Answer

**step1** Understanding the Problem Statement

The problem describes a straight line and tells us two special places where it crosses the main lines on a grid. These main lines are called the x-axis (the flat line) and the y-axis (the tall line).

**step2** Identifying the x-intercept point

The first piece of information is that the line "intersects x-axis at point (−2, 0)". This tells us that the line crosses the x-axis (the flat line) at a specific spot.
Let's look at the numbers in the point (-2, 0) and understand what each means:
- The first number is -2. This indicates movement along the x-axis. Since it's negative, it means we move 2 steps to the left from the center (origin) on the x-axis.
- The second number is 0. This indicates movement along the y-axis. Since it's 0, it means we do not move up or down from the x-axis.
So, we understand that the line touches the x-axis at the spot that is 2 steps to the left of the center point (where both axes meet).

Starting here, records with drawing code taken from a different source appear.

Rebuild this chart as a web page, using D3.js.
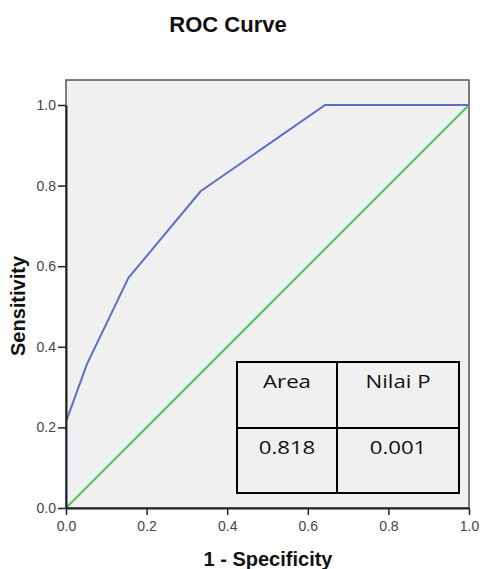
<!DOCTYPE html>
<html>
<head>
<meta charset="utf-8">
<script src="https://cdn.jsdelivr.net/npm/d3@7.9.0/dist/d3.min.js"></script>
<style>
  body { margin: 0; background: #fff; }
  svg { display: block; }
</style>
</head>
<body>
<svg width="480" height="569"></svg>
<script>
// ROC curve points
const fpr = [0, 0, 0.052, 0.155, 0.334, 0.643, 1];
const tpr = [0, 0.214, 0.357, 0.571, 0.786, 1, 1];
// reference line
const refX = [0, 1];
const refY = [0, 1];
const ticks = [0, 0.2, 0.4, 0.6, 0.8, 1.0];
const tableHead = ['Area', 'Nilai P'];
const tableVals = ['0.818', '0.001'];

const svg = d3.select('svg');
const x = d3.scaleLinear().domain([0, 1]).range([66, 469]);
const y = d3.scaleLinear().domain([0, 1]).range([508, 105]);

// plot background + frame
svg.append('rect')
  .attr('x', 66).attr('y', 80)
  .attr('width', 403).attr('height', 428)
  .attr('fill', '#f0f0f0')
  .attr('stroke', '#555').attr('stroke-width', 1.5);

const line = d3.line().x(d => x(d[0])).y(d => y(d[1]));

svg.append('path')
  .attr('d', line(d3.zip(refX, refY)))
  .attr('fill', 'none').attr('stroke', '#4cc456').attr('stroke-width', 2);

svg.append('path')
  .attr('d', line(d3.zip(fpr, tpr)))
  .attr('fill', 'none').attr('stroke', '#5b6fc4').attr('stroke-width', 2);

// axes
const xAxis = svg.append('g')
  .attr('transform', 'translate(0,508)')
  .call(d3.axisBottom(x).tickValues(ticks).tickFormat(d3.format('.1f')).tickSize(7).tickSizeOuter(0));
const yAxis = svg.append('g')
  .attr('transform', 'translate(66,0)')
  .call(d3.axisLeft(y).tickValues(ticks).tickFormat(d3.format('.1f')).tickSize(8).tickSizeOuter(0));

[xAxis, yAxis].forEach(g => {
  g.select('.domain').attr('stroke', '#222').attr('stroke-width', 2);
  g.selectAll('.tick line').attr('stroke', '#222').attr('stroke-width', 1.5);
  g.selectAll('.tick text')
    .attr('fill', '#444')
    .style('font-family', '"Liberation Sans", Arial, sans-serif')
    .style('font-size', '14px');
});
xAxis.selectAll('.tick text').attr('dy', '0.9em');
yAxis.selectAll('.tick text').attr('x', -10);

// titles
svg.append('text')
  .attr('x', 228).attr('y', 32)
  .attr('text-anchor', 'middle')
  .style('font-family', '"Liberation Sans", Arial, sans-serif')
  .style('font-weight', 'bold').style('font-size', '22px')
  .attr('fill', '#111')
  .text('ROC Curve');

svg.append('text')
  .attr('x', 268).attr('y', 566)
  .attr('text-anchor', 'middle')
  .style('font-family', '"Liberation Sans", Arial, sans-serif')
  .style('font-weight', 'bold').style('font-size', '20px')
  .attr('fill', '#111')
  .text('1 - Specificity');

svg.append('text')
  .attr('transform', 'translate(25,306) rotate(-90)')
  .attr('text-anchor', 'middle')
  .style('font-family', '"Liberation Sans", Arial, sans-serif')
  .style('font-weight', 'bold').style('font-size', '20px')
  .attr('fill', '#111')
  .text('Sensitivity');

// table inset
const tx = 237, ty = 362, tw = 222, th = 131;
const colX = [tx, 337, tx + tw];
const rowY = [ty, 428, ty + th];
const table = svg.append('g');
table.append('rect')
  .attr('x', tx).attr('y', ty).attr('width', tw).attr('height', th)
  .attr('fill', '#f0f0f0').attr('stroke', '#000').attr('stroke-width', 2);
table.append('line')
  .attr('x1', colX[1]).attr('x2', colX[1]).attr('y1', ty).attr('y2', ty + th)
  .attr('stroke', '#000').attr('stroke-width', 2);
table.append('line')
  .attr('x1', tx).attr('x2', tx + tw).attr('y1', rowY[1]).attr('y2', rowY[1])
  .attr('stroke', '#000').attr('stroke-width', 2);

// text in the table looks a little stretched sideways
[tableHead, tableVals].forEach((row, r) => {
  row.forEach((t, c) => {
    const cx = (colX[c] + colX[c + 1]) / 2;
    table.append('text')
      .attr('transform', `translate(${cx},${rowY[r] + 26}) scale(1.17,1)`)
      .attr('text-anchor', 'middle')
      .style('font-family', '"Open Sans", sans-serif')
      .style('font-size', '19px')
      .attr('fill', '#111')
      .text(t);
  });
});
</script>
</body>
</html>
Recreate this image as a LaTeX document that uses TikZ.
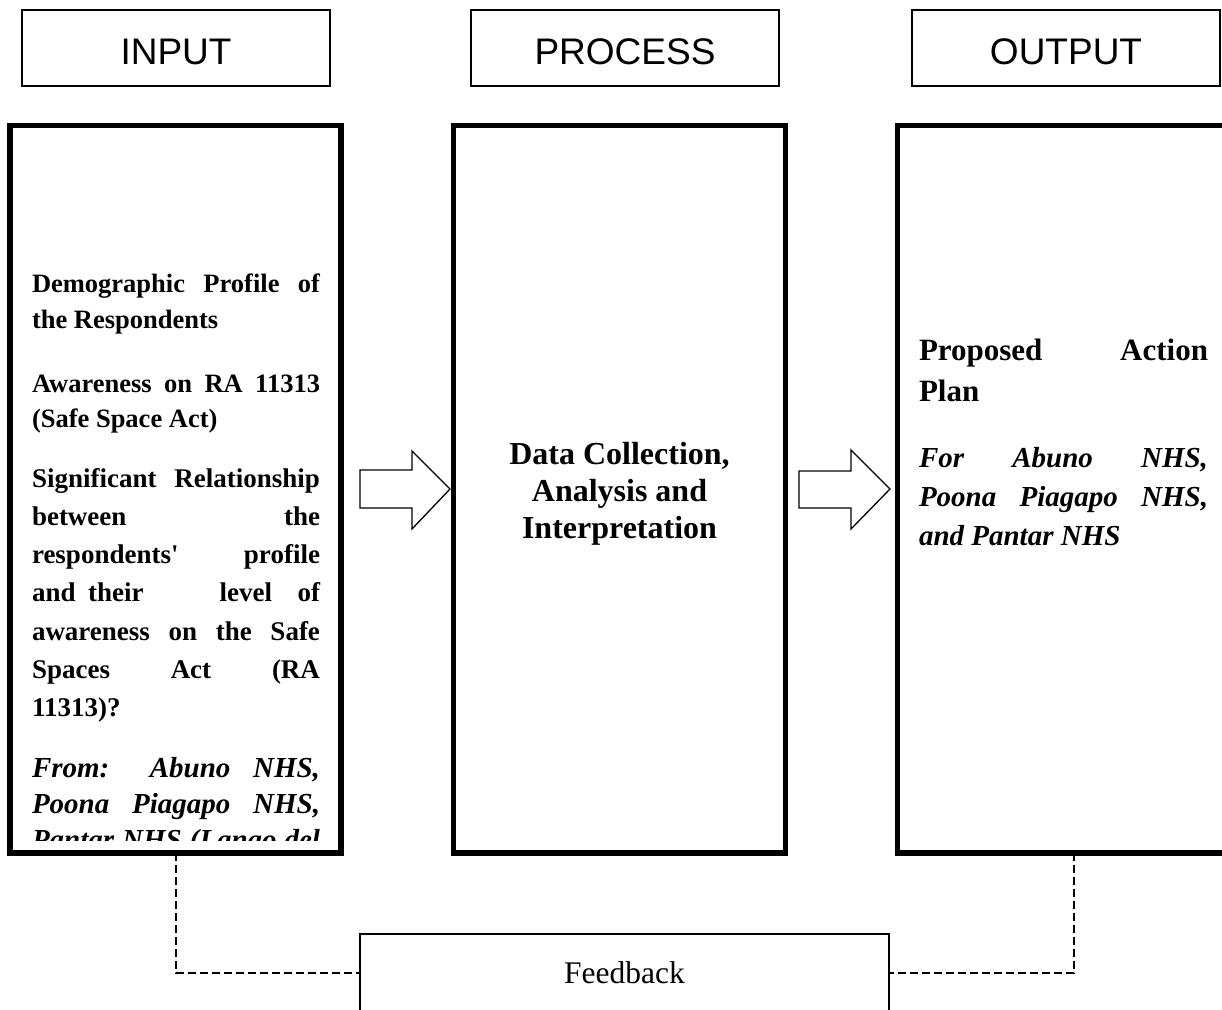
\documentclass[tikz,border=0pt]{standalone}
\usepackage{fontspec}
\setmainfont{Liberation Serif}
\newfontfamily\hdrfont{Liberation Sans}
\newcommand{\jline}[2][288pt]{\makebox[#1][s]{#2}}
\begin{document}
\begin{tikzpicture}[x=1pt,y=-1pt,
  hdrbox/.style={draw, line width=1.3pt, minimum width=308pt, minimum height=76pt,
    inner sep=0pt, text height=32.5pt, text depth=0pt,
    font=\hdrfont\fontsize{37}{44}\selectfont},
  bigbox/.style={draw, line width=5.5pt, inner sep=0pt, outer sep=0pt, minimum height=727.5pt},
  blockarrow/.style={draw, line width=1.3pt, fill=white, line join=miter},
  fbline/.style={draw, line width=1.3pt, dash pattern=on 8pt off 4pt},
  txt/.style={anchor=base west, inner sep=0pt, outer sep=0pt}
]
\useasboundingbox (0,0) rectangle (1222,1009);
\clip (0,0) rectangle (1222,1009);

% header boxes
\node[hdrbox] (hin)  at (176,48)  {INPUT};
\node[hdrbox] (hpro) at (625,48)  {PROCESS};
\node[hdrbox] (hout) at (1066,48) {OUTPUT};

% big boxes
\node[bigbox, minimum width=331pt]   (inbox)  at (175.5,489.25) {};
\node[bigbox, minimum width=332pt]   (probox) at (619.5,489.25) {};
\node[bigbox, minimum width=332.5pt] (outbox) at (1063.75,489.25) {};

% left box text (clipped at the bottom)
\begin{scope}
\clip (14,128) rectangle (338,840);
\node[txt] (in1) at (32,292) {\parbox[t]{288pt}{\fontsize{26.5}{36}\selectfont\bfseries
  \jline{Demographic Profile of}\\the Respondents}};
\node[txt] (in2) at (32,392) {\parbox[t]{288pt}{\fontsize{26.5}{35}\selectfont\bfseries
  \jline{Awareness on RA 11313}\\(Safe Space Act)}};
\node[txt] (in3) at (32,487) {\parbox[t]{288pt}{\fontsize{27}{38.3}\selectfont\bfseries
  \jline{Significant Relationship}\\
  \jline{between the}\\
  \jline{respondents\textquotesingle{} profile}\\
  \hbox to 288pt{and\hspace{0pt plus 1fil}their\hspace{0pt plus 6fil}level\hspace{0pt plus 2fil}of}\\
  \jline{awareness on the Safe}\\
  \jline{Spaces Act (RA}\\
  11313)?}};
\node[txt] (in4) at (32,777) {\parbox[t]{288pt}{\fontsize{29}{36}\selectfont\bfseries\itshape
  \jline{From: Abuno NHS,}\\
  \jline{Poona Piagapo NHS,}\\
  \jline{Pantar NHS (Lanao del}}};
\end{scope}

% middle box text
\node[anchor=base, inner sep=0pt] (protext) at (619.5,464) {\parbox[t]{320pt}{\centering\fontsize{32}{37}\selectfont\bfseries
  Data Collection,\\Analysis and\\Interpretation}};

% right box text
\node[txt] (out1) at (919,360) {\parbox[t]{289pt}{\fontsize{31}{41}\selectfont\bfseries
  \jline[289pt]{Proposed Action}\\Plan}};
\node[txt] (out2) at (919,467) {\parbox[t]{289pt}{\fontsize{29}{39}\selectfont\bfseries\itshape
  \jline[289pt]{For Abuno NHS,}\\
  \jline[289pt]{Poona Piagapo NHS,}\\
  and Pantar NHS}};

% block arrows
\draw[blockarrow] (360,470) -- (412,470) -- (412,451) -- (450,489) -- (412,529) -- (412,508) -- (360,508) -- cycle;
\draw[blockarrow] (799,471) -- (851,471) -- (851,450) -- (890,489) -- (851,529) -- (851,508) -- (799,508) -- cycle;

% feedback
\node[draw, line width=1.3pt, minimum width=529pt, minimum height=78pt, inner sep=0pt,
  font=\fontsize{31.5}{36}\selectfont] (fbbox) at (624.5,973) {Feedback};
\coordinate (fl) at (176,0);
\coordinate (fr) at (1074,0);
\draw[fbline] (fl |- inbox.south) |- (fbbox.west);
\draw[fbline] (fr |- outbox.south) |- (fbbox.east);
\end{tikzpicture}
\end{document}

**step3** Identifying the y-intercept point

The second piece of information is that the line "cuts off an intercept of 3 units from the positive side of y-axis". This tells us that the line crosses the y-axis (the tall line) at another specific spot.
Let's look at the number "3" and understand what it means in this context:
- The number is 3. Since it's on the y-axis, the horizontal (left/right) position is 0. This means we move 3 steps up from the center (origin) on the y-axis, because it's a positive number and it's on the positive side of the y-axis.
So, we understand that the line touches the y-axis at the spot that is 3 steps up from the center point.

**step4** Summarizing the Line's Path

In summary, the problem tells us that this straight line passes through two important locations on a grid:
- One location is 2 steps to the left on the flat horizontal line (x-axis).
- The other location is 3 steps up on the tall vertical line (y-axis).